**Records provided:**
"""

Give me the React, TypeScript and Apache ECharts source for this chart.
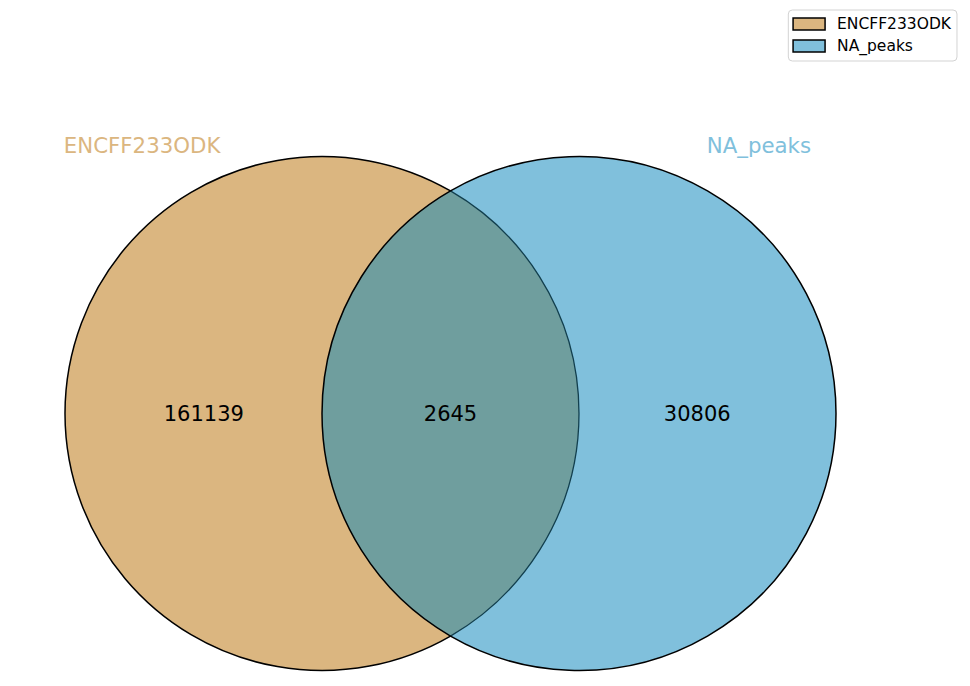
import React, { useEffect, useRef } from "react";
import * as echarts from "echarts";

// ---- data ----
const setNames = ["ENCFF233ODK", "NA_peaks"];
const setColors = ["#DBB680", "#80C0DC"];
const overlapColor = "#6F9E9E";
const regionNames = ["ENCFF233ODK only", "ENCFF233ODK & NA_peaks", "NA_peaks only"];
const regionCounts = [161139, 2645, 30806];

// ---- layout (unweighted 2-set venn, unit radius) ----
const circleCenters = [-0.5, 0.5];
const circleRadius = 1;
const regionLabelX = [-0.96, 0, 0.96];
const setLabelX = [-1.2, 1.2];
const setLabelY = 1.043;
const FONT = "DejaVu Sans";

export default function App() {
  const ref = useRef<HTMLDivElement>(null);
  useEffect(() => {
    if (!ref.current) return;
    const chart = echarts.init(ref.current, null, { renderer: "svg" });

    const circleSeries = setNames.map((name, i) => ({
      type: "custom",
      name,
      coordinateSystem: "cartesian2d",
      z: 1 + i,
      itemStyle: { color: setColors[i] },
      data: [[circleCenters[i], 0, circleRadius]],
      renderItem: (params: any, api: any) => {
        const c = api.coord([api.value(0), api.value(1)]);
        const r = api.size([api.value(2), 0])[0];
        return {
          type: "circle",
          shape: { cx: c[0], cy: c[1], r },
          style: { fill: setColors[i], stroke: "none" },
        };
      },
    }));

    const overlapSeries = {
      type: "custom",
      name: "overlap",
      coordinateSystem: "cartesian2d",
      z: 5,
      data: [[circleCenters[0], circleCenters[1], 0, circleRadius]],
      renderItem: (params: any, api: any) => {
        const a = api.coord([api.value(0), api.value(2)]);
        const b = api.coord([api.value(1), api.value(2)]);
        const r = api.size([api.value(3), 0])[0];
        const d = b[0] - a[0];
        const th = Math.acos(d / (2 * r));
        const x1 = a[0] + r * Math.cos(-th);
        const y1 = a[1] + r * Math.sin(-th);
        const x2 = a[0] + r * Math.cos(th);
        const y2 = a[1] + r * Math.sin(th);
        const pathData = `M ${x1} ${y1} A ${r} ${r} 0 0 1 ${x2} ${y2} A ${r} ${r} 0 0 1 ${x1} ${y1} Z`;
        return {
          type: "group",
          children: [
            {
              type: "path",
              shape: { pathData },
              style: { fill: overlapColor, stroke: "none" },
            },
            {
              type: "arc",
              shape: { cx: a[0], cy: a[1], r, startAngle: th, endAngle: 2 * Math.PI - th, clockwise: true },
              style: { fill: "none", stroke: "#000", lineWidth: 1.5 },
            },
            {
              type: "arc",
              shape: { cx: a[0], cy: a[1], r, startAngle: -th, endAngle: th, clockwise: true },
              style: { fill: "none", stroke: "#123f4e", lineWidth: 1.3 },
            },
            {
              type: "circle",
              shape: { cx: b[0], cy: b[1], r },
              style: { fill: "none", stroke: "#000", lineWidth: 1.5 },
            },
          ],
        };
      },
    };

    const countSeries = {
      type: "custom",
      name: "counts",
      coordinateSystem: "cartesian2d",
      z: 10,
      data: regionCounts.map((v, i) => [regionLabelX[i], 0, v, regionNames[i]]),
      renderItem: (params: any, api: any) => {
        const c = api.coord([api.value(0), api.value(1)]);
        return {
          type: "text",
          x: c[0],
          y: c[1],
          style: {
            text: String(api.value(2)),
            fill: "#000",
            font: `21px '${FONT}'`,
            align: "center",
            verticalAlign: "middle",
          },
        };
      },
    };

    const setLabelSeries = {
      type: "custom",
      name: "setLabels",
      coordinateSystem: "cartesian2d",
      z: 10,
      data: setNames.map((n, i) => [setLabelX[i], setLabelY, i]),
      renderItem: (params: any, api: any) => {
        const c = api.coord([api.value(0), api.value(1)]);
        const i = api.value(2);
        return {
          type: "text",
          x: c[0],
          y: c[1],
          style: {
            text: setNames[i],
            fill: setColors[i],
            font: `21.3px '${FONT}'`,
            align: "center",
            verticalAlign: "middle",
          },
        };
      },
    };

    chart.setOption({
      animation: false,
      backgroundColor: "#fff",
      textStyle: { fontFamily: FONT },
      grid: { left: 65, right: 134, top: 157, bottom: 16 },
      xAxis: { type: "value", min: -1.5, max: 1.5, show: false },
      yAxis: { type: "value", min: -1, max: 1, show: false },
      legend: {
        data: setNames,
        orient: "vertical",
        right: 13,
        top: 10,
        icon: "rect",
        itemWidth: 32,
        itemHeight: 12,
        itemGap: 4,
        padding: [5, 6, 6, 4],
        backgroundColor: "rgba(255,255,255,0.8)",
        borderColor: "#d3d3d3",
        borderWidth: 1,
        borderRadius: 4,
        itemStyle: { borderColor: "#000", borderWidth: 1.5 },
        textStyle: { fontFamily: FONT, fontSize: 15.5, color: "#000", lineHeight: 18, padding: [0, 0, 0, 7] },
        selectedMode: false,
      },
      series: [...circleSeries, overlapSeries, countSeries, setLabelSeries],
    } as any);
    return () => chart.dispose();
  }, []);
  return (
    <div
      ref={ref}
      style={{ position: "fixed", left: 0, top: 0, width: 970, height: 686, background: "#fff" }}
    />
  );
}
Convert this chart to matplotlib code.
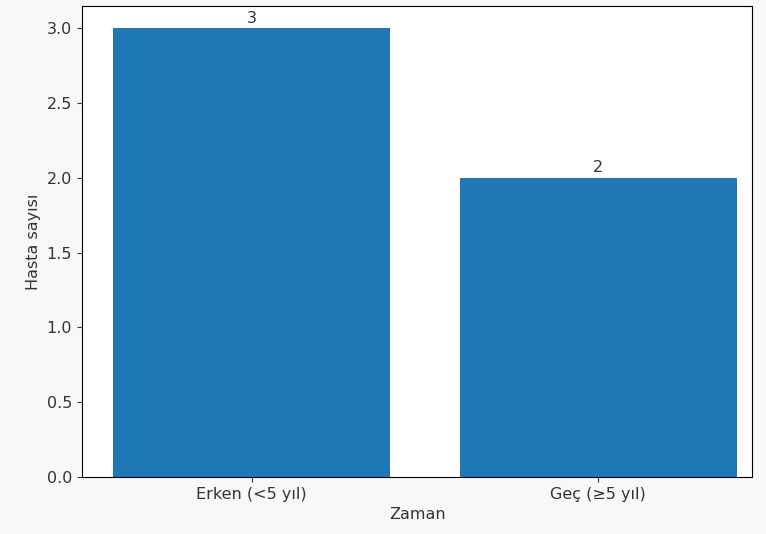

"""

**To do:**
For the listing above, give the number of lines in which the string "React" occurs, and nothing else.

**The reply:**
2